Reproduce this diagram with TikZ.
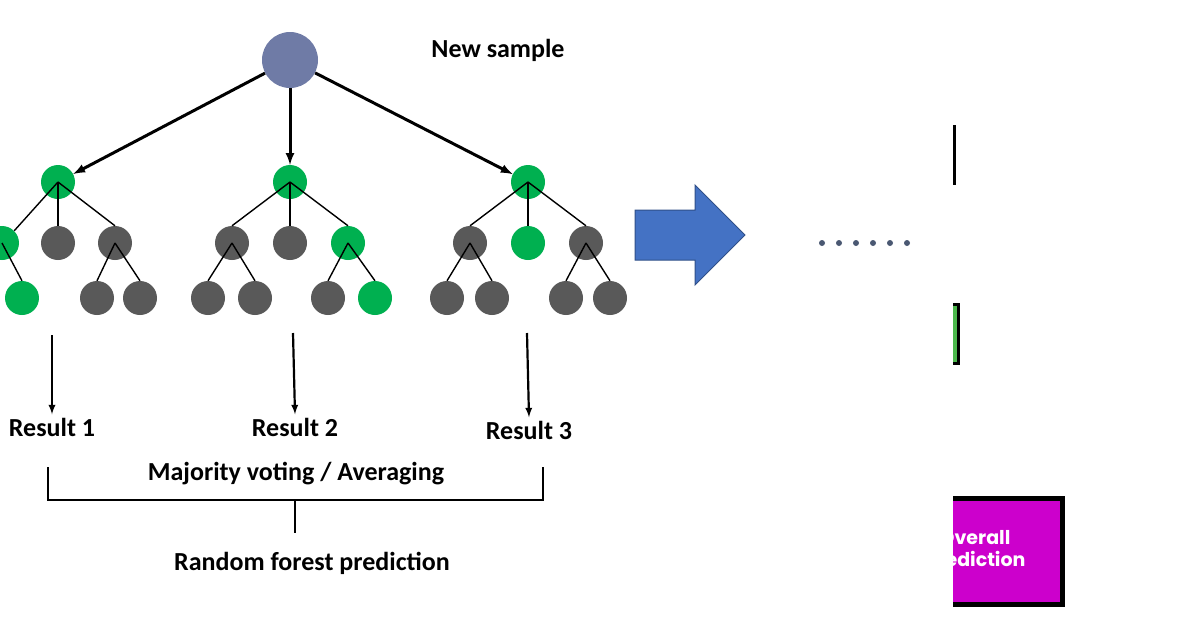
\documentclass[tikz,border=0pt]{standalone}
\usepackage{fontspec}
\setmainfont{Carlito}
\newfontfamily\popfont{Poppins}
\definecolor{leafgreen}{HTML}{00B050}
\definecolor{leafgray}{HTML}{595959}
\definecolor{rootblue}{HTML}{6F7BA6}
\definecolor{arrowblue}{HTML}{4472C4}
\definecolor{dotblue}{HTML}{4A5872}
\definecolor{boxpurple}{HTML}{CC00CC}
\tikzset{
  sel/.style = {circle, fill = leafgreen, minimum size = 34pt, inner sep = 0pt},
  oth/.style = {circle, fill = leafgray, minimum size = 34pt, inner sep = 0pt},
  branch/.style = {line width = 1.4pt},
  label text/.style = {font = \fontsize{26}{30}\selectfont\bfseries}
}
\begin{document}
\begin{tikzpicture}[x = 1pt, y = -1pt]
    \useasboundingbox (0, 0) rectangle (1200, 630);
    \node[circle, fill = rootblue, minimum size = 56pt, inner sep = 0pt] (sample) at (290, 60) {};
    \node[label text] (new sample) at (498, 50) {New sample};
    % first tree
    \node[sel] (t1) at (58, 182) {};
    \node[sel] (t1a) at (2, 243) {};
    \node[oth] (t1b) at (58, 243) {};
    \node[oth] (t1c) at (115, 243) {};
    \node[sel] (t1aa) at (22, 298) {};
    \node[oth] (t1ca) at (97, 298) {};
    \node[oth] (t1cb) at (140, 298) {};
    \draw[branch] (t1.center) -- (t1a.north east);
    \draw[branch] (t1.center) -- (t1b);
    \draw[branch] (t1.center) -- (t1c.north);
    \draw[branch] (t1a.center) -- (t1aa.north);
    \draw[branch] (t1c.center) -- (t1ca.north);
    \draw[branch] (t1c.center) -- (t1cb.north);
    % second tree
    \node[sel] (t2) at (290, 182) {};
    \node[oth] (t2a) at (232, 243) {};
    \node[oth] (t2b) at (290, 243) {};
    \node[sel] (t2c) at (348, 243) {};
    \node[oth] (t2aa) at (208, 298) {};
    \node[oth] (t2ab) at (255, 298) {};
    \node[oth] (t2ca) at (328, 298) {};
    \node[sel] (t2cb) at (375, 298) {};
    \draw[branch] (t2.center) -- (t2a.north);
    \draw[branch] (t2.center) -- (t2b);
    \draw[branch] (t2.center) -- (t2c.north);
    \draw[branch] (t2a.center) -- (t2aa.north);
    \draw[branch] (t2a.center) -- (t2ab.north);
    \draw[branch] (t2c.center) -- (t2ca.north);
    \draw[branch] (t2c.center) -- (t2cb.north);
    % third tree
    \node[sel] (t3) at (528, 182) {};
    \node[oth] (t3a) at (470, 243) {};
    \node[sel] (t3b) at (528, 243) {};
    \node[oth] (t3c) at (586, 243) {};
    \node[oth] (t3aa) at (447, 298) {};
    \node[oth] (t3ab) at (492, 298) {};
    \node[oth] (t3ca) at (566, 298) {};
    \node[oth] (t3cb) at (610, 298) {};
    \draw[branch] (t3.center) -- (t3a.north);
    \draw[branch] (t3.center) -- (t3b);
    \draw[branch] (t3.center) -- (t3c.north);
    \draw[branch] (t3a.center) -- (t3aa.north);
    \draw[branch] (t3a.center) -- (t3ab.north);
    \draw[branch] (t3c.center) -- (t3ca.north);
    \draw[branch] (t3c.center) -- (t3cb.north);
    \draw[->, line width = 3pt, >=latex] (sample) -- (t1);
    \draw[->, line width = 3pt, >=latex] (sample) -- (t2);
    \draw[->, line width = 3pt, >=latex] (sample) -- (t3);
    % results
    \coordinate (out1) at (52, 335);
    \coordinate (out2) at (293, 333);
    \coordinate (out3) at (527, 333);
    \node[label text] (result 1) at (52, 427) {Result 1};
    \node[label text] (result 2) at (295, 427) {Result 2};
    \node[label text] (result 3) at (529, 430) {Result 3};
    \draw[->, line width = 2.2pt, >=latex] (out1) -- (result 1.north);
    \draw[->, line width = 2.2pt, >=latex] (out2) -- (result 2.north);
    \draw[->, line width = 2.2pt, >=latex] (out3) -- (result 3.north);
    \node[label text] (voting) at (296, 474) {Majority voting / Averaging};
    \coordinate (brace left) at (48, 467);
    \coordinate (brace right) at (543, 467);
    \coordinate (brace mid) at (295, 500);
    \coordinate (brace tick) at (295, 533);
    \draw[line width = 1.4pt] (brace left) |- (brace right |- brace mid) -- (brace right);
    \draw[line width = 1.4pt] (brace mid) -- (brace tick);
    \node[label text] (forest prediction) at (312, 563) {Random forest prediction};
    % big arrow and the cut-off panel
    \draw[fill = arrowblue, draw = arrowblue!70!black, line width = 1pt]
      (635, 210) -- (695, 210) -- (695, 185) -- (745, 235) -- (695, 285) -- (695, 260) -- (635, 260) -- cycle;
    \foreach \dx in {0, 17, 34, 51, 68, 85}
      \fill[dotblue] (822 + \dx, 243) circle (3pt);
    \draw[line width = 3pt] (954, 125) -- (954, 185);
    \fill[green!60!black!70] (953, 303) rectangle (957, 365);
    \draw[line width = 3pt] (953, 304.5) -- (958.5, 304.5) -- (958.5, 363.5) -- (953, 363.5);
    \begin{scope}
      \clip (953, 490) rectangle (1070, 612);
      \draw[fill = boxpurple, line width = 5pt] (940, 498) rectangle (1062, 604);
      \node[text = white, align = center, font = \popfont\fontsize{19}{22}\selectfont\bfseries] (overall) at (975, 551) {Overall\\prediction};
    \end{scope}
\end{tikzpicture}
\end{document}
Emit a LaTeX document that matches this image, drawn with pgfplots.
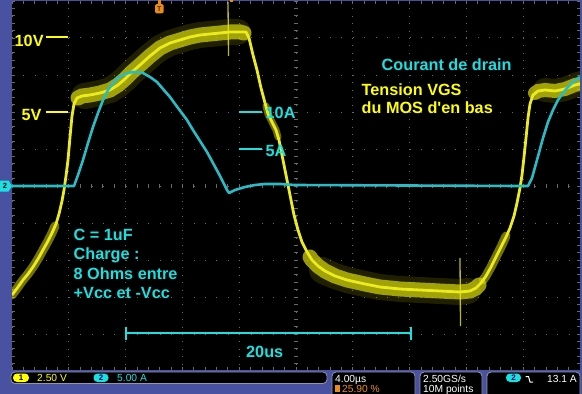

________________________________________

[SET EXERCISE] Send back the data above word for word, with the pictures left out.

[RESPONSE TO THE TASK]
Reproduce this diagram with TikZ.
\documentclass[tikz,border=0pt]{standalone}
\usepackage{fontspec}
\setmainfont{Carlito}
\newfontfamily\popfont{Poppins}
\definecolor{leafgreen}{HTML}{00B050}
\definecolor{leafgray}{HTML}{595959}
\definecolor{rootblue}{HTML}{6F7BA6}
\definecolor{arrowblue}{HTML}{4472C4}
\definecolor{dotblue}{HTML}{4A5872}
\definecolor{boxpurple}{HTML}{CC00CC}
\tikzset{
  sel/.style = {circle, fill = leafgreen, minimum size = 34pt, inner sep = 0pt},
  oth/.style = {circle, fill = leafgray, minimum size = 34pt, inner sep = 0pt},
  branch/.style = {line width = 1.4pt},
  label text/.style = {font = \fontsize{26}{30}\selectfont\bfseries}
}
\begin{document}
\begin{tikzpicture}[x = 1pt, y = -1pt]
    \useasboundingbox (0, 0) rectangle (1200, 630);
    \node[circle, fill = rootblue, minimum size = 56pt, inner sep = 0pt] (sample) at (290, 60) {};
    \node[label text] (new sample) at (498, 50) {New sample};
    % first tree
    \node[sel] (t1) at (58, 182) {};
    \node[sel] (t1a) at (2, 243) {};
    \node[oth] (t1b) at (58, 243) {};
    \node[oth] (t1c) at (115, 243) {};
    \node[sel] (t1aa) at (22, 298) {};
    \node[oth] (t1ca) at (97, 298) {};
    \node[oth] (t1cb) at (140, 298) {};
    \draw[branch] (t1.center) -- (t1a.north east);
    \draw[branch] (t1.center) -- (t1b);
    \draw[branch] (t1.center) -- (t1c.north);
    \draw[branch] (t1a.center) -- (t1aa.north);
    \draw[branch] (t1c.center) -- (t1ca.north);
    \draw[branch] (t1c.center) -- (t1cb.north);
    % second tree
    \node[sel] (t2) at (290, 182) {};
    \node[oth] (t2a) at (232, 243) {};
    \node[oth] (t2b) at (290, 243) {};
    \node[sel] (t2c) at (348, 243) {};
    \node[oth] (t2aa) at (208, 298) {};
    \node[oth] (t2ab) at (255, 298) {};
    \node[oth] (t2ca) at (328, 298) {};
    \node[sel] (t2cb) at (375, 298) {};
    \draw[branch] (t2.center) -- (t2a.north);
    \draw[branch] (t2.center) -- (t2b);
    \draw[branch] (t2.center) -- (t2c.north);
    \draw[branch] (t2a.center) -- (t2aa.north);
    \draw[branch] (t2a.center) -- (t2ab.north);
    \draw[branch] (t2c.center) -- (t2ca.north);
    \draw[branch] (t2c.center) -- (t2cb.north);
    % third tree
    \node[sel] (t3) at (528, 182) {};
    \node[oth] (t3a) at (470, 243) {};
    \node[sel] (t3b) at (528, 243) {};
    \node[oth] (t3c) at (586, 243) {};
    \node[oth] (t3aa) at (447, 298) {};
    \node[oth] (t3ab) at (492, 298) {};
    \node[oth] (t3ca) at (566, 298) {};
    \node[oth] (t3cb) at (610, 298) {};
    \draw[branch] (t3.center) -- (t3a.north);
    \draw[branch] (t3.center) -- (t3b);
    \draw[branch] (t3.center) -- (t3c.north);
    \draw[branch] (t3a.center) -- (t3aa.north);
    \draw[branch] (t3a.center) -- (t3ab.north);
    \draw[branch] (t3c.center) -- (t3ca.north);
    \draw[branch] (t3c.center) -- (t3cb.north);
    \draw[->, line width = 3pt, >=latex] (sample) -- (t1);
    \draw[->, line width = 3pt, >=latex] (sample) -- (t2);
    \draw[->, line width = 3pt, >=latex] (sample) -- (t3);
    % results
    \coordinate (out1) at (52, 335);
    \coordinate (out2) at (293, 333);
    \coordinate (out3) at (527, 333);
    \node[label text] (result 1) at (52, 427) {Result 1};
    \node[label text] (result 2) at (295, 427) {Result 2};
    \node[label text] (result 3) at (529, 430) {Result 3};
    \draw[->, line width = 2.2pt, >=latex] (out1) -- (result 1.north);
    \draw[->, line width = 2.2pt, >=latex] (out2) -- (result 2.north);
    \draw[->, line width = 2.2pt, >=latex] (out3) -- (result 3.north);
    \node[label text] (voting) at (296, 474) {Majority voting / Averaging};
    \coordinate (brace left) at (48, 467);
    \coordinate (brace right) at (543, 467);
    \coordinate (brace mid) at (295, 500);
    \coordinate (brace tick) at (295, 533);
    \draw[line width = 1.4pt] (brace left) |- (brace right |- brace mid) -- (brace right);
    \draw[line width = 1.4pt] (brace mid) -- (brace tick);
    \node[label text] (forest prediction) at (312, 563) {Random forest prediction};
    % big arrow and the cut-off panel
    \draw[fill = arrowblue, draw = arrowblue!70!black, line width = 1pt]
      (635, 210) -- (695, 210) -- (695, 185) -- (745, 235) -- (695, 285) -- (695, 260) -- (635, 260) -- cycle;
    \foreach \dx in {0, 17, 34, 51, 68, 85}
      \fill[dotblue] (822 + \dx, 243) circle (3pt);
    \draw[line width = 3pt] (954, 125) -- (954, 185);
    \fill[green!60!black!70] (953, 303) rectangle (957, 365);
    \draw[line width = 3pt] (953, 304.5) -- (958.5, 304.5) -- (958.5, 363.5) -- (953, 363.5);
    \begin{scope}
      \clip (953, 490) rectangle (1070, 612);
      \draw[fill = boxpurple, line width = 5pt] (940, 498) rectangle (1062, 604);
      \node[text = white, align = center, font = \popfont\fontsize{19}{22}\selectfont\bfseries] (overall) at (975, 551) {Overall\\prediction};
    \end{scope}
\end{tikzpicture}
\end{document}
Emit a LaTeX document that matches this image, drawn with pgfplots.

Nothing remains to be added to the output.